Фрейд писал, что из всех мировых религий христианство предлагало «самое неприкрытое» признание «исконно преступного деяния». Убийство отца и стало подлинным первородным грехом, который искупил Христос. А потом заменил его собой в качестве нового Бога, при том что еженедельный обряд причастия, по убеждению отца психоанализа, стал «повторяемым избавлением от него», преступлением, воспроизводимым вновь и вновь посредством вина и хлеба. Означенное преступное деяние присутствует и в иудаизме: в работе «Моисей и монотеистическая религия» Фрейд выдвинул предположение, что Моисея самого убили, а потом возвели в ранг божества сыновья и последователи. Публикация этой книги в 1939 году, через год после того, как психоаналитик, спасаясь от нацистского режима, бежал из Вены в Лондон, совпала с кульминацией культа военизированного мужского начала. Почитание в Рейхе вознесенного на вершину арийца, скроенного по образу и подобию высеченных в камне греческих идолов, противопоставлялось образу евреев как изнеженных червей с тонкими пальчиками, способными единственно переворачивать страницы молитвенников. Мучимый детскими воспоминаниями, в которых его собственный отец, тоже иудей, терпел унижения, Фрейд обратился к мифу, используя его в качестве оружия защиты. По его словам, мужчинам, всем без исключения, присуще внутреннее неистовое стремление убить отца, чтобы потом превратить его в бога. Подобно божественному началу мужское тоже олицетворяет собой власть, которую Фрейд, обожествляя Моисея, стремился вырвать обратно для себя и своих соплеменников-евреев.
Покопавшись в психоаналитических глубинах истории Николсона, новые поколения его биографов, подпавших под влияние Фрейда, увидели в этом бригадном генерале с садистскими наклонностями олицетворение подавляемого желания. Низкопоклонство перед идеальным мужским телом вполне могло вылиться в гомоэротизм, превратив таким образом идеализированное мужское начало в его «вырожденческую» противоположность, и Баден-Пауэлл прекрасно осознавал эту угрозу. В конце XIX века наклонности и практики, прежде считавшиеся лишь эротическими, но не более того, перешли в категорию сексуальности, предположительно выражая некую внутреннюю идентичность – в значительной степени точно так же, как священные обычаи, ритуалы и доктрины перешли в категорию мировых религий с четкими различиями между ними. Наряду с современными представлениями о мужском начале в Великобритании обрели силу новые законы, предусматривавшие уголовную ответственность за «гомосексуализм» – сам этот термин появился в Англии лишь в 1891 году, действие законов колониальные власти впоследствии распространили и на Индию. Хотя первые биографы время от времени указывали на отсутствие у Николсона любого интереса к «более сильному полу», их последователи середины XX века посчитали «гомосексуальность» Николсона весьма плодотворным полем для исследований, при том что при его жизни даже слова такого не существовало.

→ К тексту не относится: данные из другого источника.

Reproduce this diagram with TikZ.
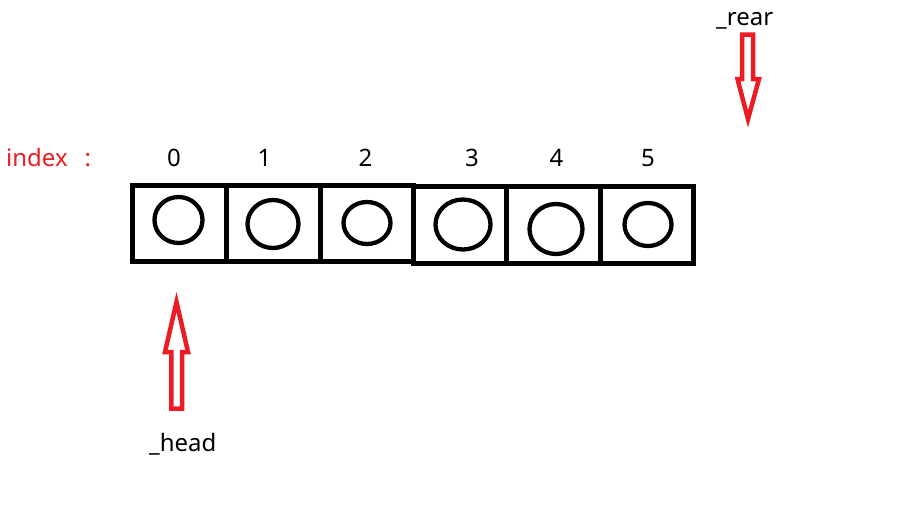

Опираясь на озарения психоанализа, историки стали объяснять божественный гнев Николсона кипением подавляемых сексуальных страстей (28)
. «Николсон был гомосексуалист, причем гомосексуалист скрытый; собственные наклонности внушали ему отвращение, которое он превращал в маниакальную по своим проявлениям жестокость», – утверждал Майкл Эдвардс в одной из своих работ, увидевшей свет в 1969 году. Николсона «изводили сексуальные желания, которых он стыдился, приходя в ужас», – писал английский исследователь Кристофер Хибберт. В 1981 году генерал-майор Фрэнк Ричардсон, отставной военный врач армии США, включил историю Николсона в свой труд «Марс без Венеры: очерк о нескольких генералах-гомосексуалистах» – учебник, призванный помогать молодым американским солдатам преодолевать свои «отклонения», дабы в итоге обрести «счастье». Николсон располагался «ближе к правому концу шкалы Кинсли». Как это часто бывает, его гомосексуальность сопровождалась садомазохизмом», – писал генерал в книге, несколько больше необходимого благодаря в ней собственную жену за «здравый смысл». «Нет никаких сомнений, что его преданность военному делу еще больше распалялась сублимацией подавляемых сексуальных чувств», – предполагал Ричардсон. Николсон был прекрасным примером «вклада сублимации сексуальных инстинктов в строительство Империи». Считать жестокость генерала продуктом его личной психосексуальной драмы означало находить ему оправдания и объяснения, опять же упуская из виду контекст империализма, санкционировавшего и даже поощрявшего его ярость. В итоге эта история превратилась в борьбу богочеловека с самим собой.